Task:
In the records below, find each line containing the word "chart" and copy it.

Provided records:
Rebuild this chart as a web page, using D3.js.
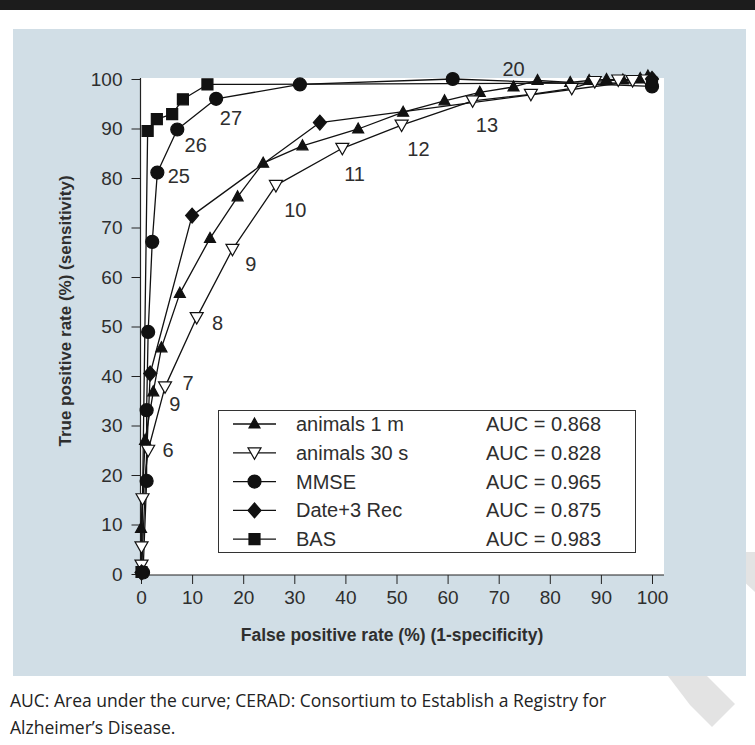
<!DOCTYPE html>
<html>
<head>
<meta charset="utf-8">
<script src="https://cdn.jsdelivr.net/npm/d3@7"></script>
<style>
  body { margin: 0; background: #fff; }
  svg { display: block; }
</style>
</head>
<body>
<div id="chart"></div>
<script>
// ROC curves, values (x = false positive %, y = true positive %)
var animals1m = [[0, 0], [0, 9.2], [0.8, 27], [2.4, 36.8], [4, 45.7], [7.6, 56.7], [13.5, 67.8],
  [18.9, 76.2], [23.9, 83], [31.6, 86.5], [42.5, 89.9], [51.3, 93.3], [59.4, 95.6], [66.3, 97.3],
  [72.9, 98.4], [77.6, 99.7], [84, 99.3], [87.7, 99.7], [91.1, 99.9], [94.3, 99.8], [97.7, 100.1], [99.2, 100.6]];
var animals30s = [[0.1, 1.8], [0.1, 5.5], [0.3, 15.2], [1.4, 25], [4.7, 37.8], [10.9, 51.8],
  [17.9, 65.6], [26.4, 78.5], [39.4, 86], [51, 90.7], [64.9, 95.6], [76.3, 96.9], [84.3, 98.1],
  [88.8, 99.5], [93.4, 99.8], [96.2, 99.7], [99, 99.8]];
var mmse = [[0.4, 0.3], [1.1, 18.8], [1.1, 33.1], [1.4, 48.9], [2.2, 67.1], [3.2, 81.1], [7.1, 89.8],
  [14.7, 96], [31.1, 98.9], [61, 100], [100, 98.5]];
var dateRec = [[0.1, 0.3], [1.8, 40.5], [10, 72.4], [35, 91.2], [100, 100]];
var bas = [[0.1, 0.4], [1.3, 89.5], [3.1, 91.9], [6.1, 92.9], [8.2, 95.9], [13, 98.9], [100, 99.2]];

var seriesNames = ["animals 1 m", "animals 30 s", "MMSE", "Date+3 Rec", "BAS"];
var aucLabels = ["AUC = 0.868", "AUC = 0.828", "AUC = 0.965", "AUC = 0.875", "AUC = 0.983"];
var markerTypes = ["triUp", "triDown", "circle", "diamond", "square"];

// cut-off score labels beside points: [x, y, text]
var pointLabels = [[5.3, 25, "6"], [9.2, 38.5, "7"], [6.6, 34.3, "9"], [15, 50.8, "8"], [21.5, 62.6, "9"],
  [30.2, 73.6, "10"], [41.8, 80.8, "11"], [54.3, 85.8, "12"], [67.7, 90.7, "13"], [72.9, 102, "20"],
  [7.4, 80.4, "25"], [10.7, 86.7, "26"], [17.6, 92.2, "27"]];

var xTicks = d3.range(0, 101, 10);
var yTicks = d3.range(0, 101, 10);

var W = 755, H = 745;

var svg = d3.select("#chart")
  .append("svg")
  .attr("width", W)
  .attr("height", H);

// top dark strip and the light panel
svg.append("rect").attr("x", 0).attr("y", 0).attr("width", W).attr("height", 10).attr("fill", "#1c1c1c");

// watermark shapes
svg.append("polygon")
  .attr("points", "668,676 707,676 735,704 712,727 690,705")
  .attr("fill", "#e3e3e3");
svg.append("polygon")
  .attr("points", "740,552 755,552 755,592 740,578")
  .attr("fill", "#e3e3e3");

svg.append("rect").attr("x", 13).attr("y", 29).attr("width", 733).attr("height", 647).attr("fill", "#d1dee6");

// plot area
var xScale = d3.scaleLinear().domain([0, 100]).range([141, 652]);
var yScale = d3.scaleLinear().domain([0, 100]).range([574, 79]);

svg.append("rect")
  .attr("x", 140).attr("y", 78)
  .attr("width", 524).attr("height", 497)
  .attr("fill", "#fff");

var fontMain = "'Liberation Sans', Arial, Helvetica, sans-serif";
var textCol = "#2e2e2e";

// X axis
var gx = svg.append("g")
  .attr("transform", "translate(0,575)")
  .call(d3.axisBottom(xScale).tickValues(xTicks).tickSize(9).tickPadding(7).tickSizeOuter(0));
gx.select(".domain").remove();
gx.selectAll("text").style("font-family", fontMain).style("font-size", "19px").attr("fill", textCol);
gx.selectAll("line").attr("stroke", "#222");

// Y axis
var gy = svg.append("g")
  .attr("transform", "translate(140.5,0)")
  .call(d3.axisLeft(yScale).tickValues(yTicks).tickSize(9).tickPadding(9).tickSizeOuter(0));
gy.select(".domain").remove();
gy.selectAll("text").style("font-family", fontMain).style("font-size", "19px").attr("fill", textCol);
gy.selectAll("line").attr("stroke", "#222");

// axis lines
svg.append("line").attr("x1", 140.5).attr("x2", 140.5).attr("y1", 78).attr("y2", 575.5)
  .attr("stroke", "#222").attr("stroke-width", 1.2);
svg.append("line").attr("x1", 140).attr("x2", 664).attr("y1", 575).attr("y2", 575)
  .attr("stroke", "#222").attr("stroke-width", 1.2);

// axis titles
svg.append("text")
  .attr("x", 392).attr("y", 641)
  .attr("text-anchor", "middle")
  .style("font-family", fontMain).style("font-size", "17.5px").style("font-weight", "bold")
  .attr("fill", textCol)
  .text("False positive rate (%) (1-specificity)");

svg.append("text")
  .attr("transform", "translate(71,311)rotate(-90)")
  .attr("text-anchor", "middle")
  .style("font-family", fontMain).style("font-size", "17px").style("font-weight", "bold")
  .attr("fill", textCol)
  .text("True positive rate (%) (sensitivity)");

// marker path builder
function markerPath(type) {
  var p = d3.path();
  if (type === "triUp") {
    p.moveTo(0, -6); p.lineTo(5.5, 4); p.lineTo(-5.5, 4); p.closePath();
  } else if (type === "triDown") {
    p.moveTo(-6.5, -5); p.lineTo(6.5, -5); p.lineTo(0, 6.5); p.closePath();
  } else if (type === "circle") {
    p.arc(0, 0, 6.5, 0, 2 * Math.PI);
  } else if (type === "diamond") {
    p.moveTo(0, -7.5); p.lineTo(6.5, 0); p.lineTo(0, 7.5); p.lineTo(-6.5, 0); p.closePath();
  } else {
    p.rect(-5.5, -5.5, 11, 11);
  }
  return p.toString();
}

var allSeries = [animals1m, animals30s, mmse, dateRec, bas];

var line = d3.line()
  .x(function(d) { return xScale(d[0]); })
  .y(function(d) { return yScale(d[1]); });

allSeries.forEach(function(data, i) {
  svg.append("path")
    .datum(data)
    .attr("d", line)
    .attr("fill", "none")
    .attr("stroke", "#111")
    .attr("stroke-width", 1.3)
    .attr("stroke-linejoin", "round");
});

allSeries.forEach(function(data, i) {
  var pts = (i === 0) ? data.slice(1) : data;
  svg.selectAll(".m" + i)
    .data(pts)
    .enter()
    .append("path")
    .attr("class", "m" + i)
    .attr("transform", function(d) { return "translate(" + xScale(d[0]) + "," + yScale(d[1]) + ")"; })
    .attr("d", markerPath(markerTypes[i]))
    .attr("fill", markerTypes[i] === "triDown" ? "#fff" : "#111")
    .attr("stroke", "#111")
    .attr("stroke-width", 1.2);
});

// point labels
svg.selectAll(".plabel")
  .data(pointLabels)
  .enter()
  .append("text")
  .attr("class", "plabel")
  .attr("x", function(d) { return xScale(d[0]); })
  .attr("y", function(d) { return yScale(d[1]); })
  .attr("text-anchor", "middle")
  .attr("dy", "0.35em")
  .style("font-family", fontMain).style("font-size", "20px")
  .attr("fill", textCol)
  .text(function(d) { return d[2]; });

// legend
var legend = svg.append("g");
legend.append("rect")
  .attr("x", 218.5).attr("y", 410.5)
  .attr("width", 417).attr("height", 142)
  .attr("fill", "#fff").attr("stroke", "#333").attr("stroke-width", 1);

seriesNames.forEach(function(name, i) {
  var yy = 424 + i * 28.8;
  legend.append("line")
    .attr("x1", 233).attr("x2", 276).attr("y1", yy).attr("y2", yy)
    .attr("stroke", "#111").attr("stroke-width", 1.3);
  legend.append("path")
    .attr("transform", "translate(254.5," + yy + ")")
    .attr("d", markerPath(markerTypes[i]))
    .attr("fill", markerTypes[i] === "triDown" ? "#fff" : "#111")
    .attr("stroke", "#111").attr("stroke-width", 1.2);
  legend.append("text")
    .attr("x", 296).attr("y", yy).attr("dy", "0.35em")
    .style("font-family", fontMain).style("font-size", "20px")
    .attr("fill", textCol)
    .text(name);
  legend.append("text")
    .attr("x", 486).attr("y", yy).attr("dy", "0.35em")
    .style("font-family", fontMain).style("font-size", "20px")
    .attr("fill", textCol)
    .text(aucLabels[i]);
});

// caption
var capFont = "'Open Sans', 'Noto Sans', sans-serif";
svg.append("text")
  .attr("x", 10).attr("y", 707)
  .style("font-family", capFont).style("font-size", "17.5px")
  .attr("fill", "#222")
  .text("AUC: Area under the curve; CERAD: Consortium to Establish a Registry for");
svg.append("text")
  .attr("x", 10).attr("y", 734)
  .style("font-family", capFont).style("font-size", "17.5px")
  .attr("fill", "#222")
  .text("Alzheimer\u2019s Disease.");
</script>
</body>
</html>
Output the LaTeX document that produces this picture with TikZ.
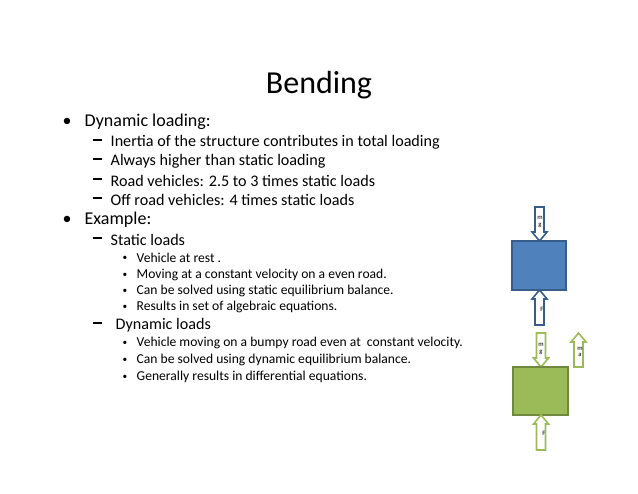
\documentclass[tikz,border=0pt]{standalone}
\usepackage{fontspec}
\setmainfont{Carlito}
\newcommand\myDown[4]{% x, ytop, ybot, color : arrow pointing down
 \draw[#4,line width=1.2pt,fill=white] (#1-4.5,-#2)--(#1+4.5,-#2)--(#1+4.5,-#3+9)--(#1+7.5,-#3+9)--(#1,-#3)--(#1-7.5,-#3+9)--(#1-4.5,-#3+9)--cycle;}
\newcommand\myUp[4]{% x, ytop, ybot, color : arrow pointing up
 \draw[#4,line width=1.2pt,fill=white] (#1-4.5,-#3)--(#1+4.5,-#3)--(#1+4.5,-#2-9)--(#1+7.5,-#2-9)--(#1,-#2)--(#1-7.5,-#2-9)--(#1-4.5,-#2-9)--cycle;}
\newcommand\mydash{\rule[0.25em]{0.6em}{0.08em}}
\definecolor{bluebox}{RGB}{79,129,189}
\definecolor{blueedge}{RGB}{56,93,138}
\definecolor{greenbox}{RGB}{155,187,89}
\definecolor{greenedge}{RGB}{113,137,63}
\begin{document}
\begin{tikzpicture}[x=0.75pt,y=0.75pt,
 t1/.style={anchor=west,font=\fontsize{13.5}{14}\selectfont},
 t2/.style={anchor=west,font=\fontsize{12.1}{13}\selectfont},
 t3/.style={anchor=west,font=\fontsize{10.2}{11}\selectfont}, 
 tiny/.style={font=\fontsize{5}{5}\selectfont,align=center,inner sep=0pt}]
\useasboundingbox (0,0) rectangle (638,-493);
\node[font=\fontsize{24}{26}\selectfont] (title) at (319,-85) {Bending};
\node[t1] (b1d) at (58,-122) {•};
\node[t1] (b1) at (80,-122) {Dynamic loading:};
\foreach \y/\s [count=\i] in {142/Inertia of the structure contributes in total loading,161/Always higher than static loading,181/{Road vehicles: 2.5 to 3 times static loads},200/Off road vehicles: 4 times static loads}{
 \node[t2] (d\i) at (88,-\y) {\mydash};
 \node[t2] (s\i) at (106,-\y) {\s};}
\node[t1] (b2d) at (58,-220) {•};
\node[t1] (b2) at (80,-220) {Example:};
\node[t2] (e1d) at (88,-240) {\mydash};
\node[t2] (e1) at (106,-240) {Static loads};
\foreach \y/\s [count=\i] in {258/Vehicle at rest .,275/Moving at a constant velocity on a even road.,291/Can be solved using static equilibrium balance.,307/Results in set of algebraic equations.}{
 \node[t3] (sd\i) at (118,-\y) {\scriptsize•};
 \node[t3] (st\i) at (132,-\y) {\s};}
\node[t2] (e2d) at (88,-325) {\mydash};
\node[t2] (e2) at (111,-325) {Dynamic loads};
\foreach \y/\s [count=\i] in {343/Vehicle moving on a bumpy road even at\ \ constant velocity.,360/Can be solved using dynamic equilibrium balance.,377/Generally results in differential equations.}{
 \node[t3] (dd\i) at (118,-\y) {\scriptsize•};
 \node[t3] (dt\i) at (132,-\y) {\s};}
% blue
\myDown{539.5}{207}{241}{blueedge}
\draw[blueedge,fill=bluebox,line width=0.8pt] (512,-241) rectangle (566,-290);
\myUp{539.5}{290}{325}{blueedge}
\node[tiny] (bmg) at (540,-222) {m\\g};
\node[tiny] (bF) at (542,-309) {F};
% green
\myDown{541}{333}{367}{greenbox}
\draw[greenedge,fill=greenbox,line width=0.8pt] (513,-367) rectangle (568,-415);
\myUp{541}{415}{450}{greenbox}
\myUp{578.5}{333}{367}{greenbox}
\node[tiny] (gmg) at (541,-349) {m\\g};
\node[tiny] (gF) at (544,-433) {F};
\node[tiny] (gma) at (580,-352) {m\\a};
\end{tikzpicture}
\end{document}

Result:
Rebuild this chart as a web page, using D3.js.
<div id="chart"></div>
var svg = d3.select("#chart")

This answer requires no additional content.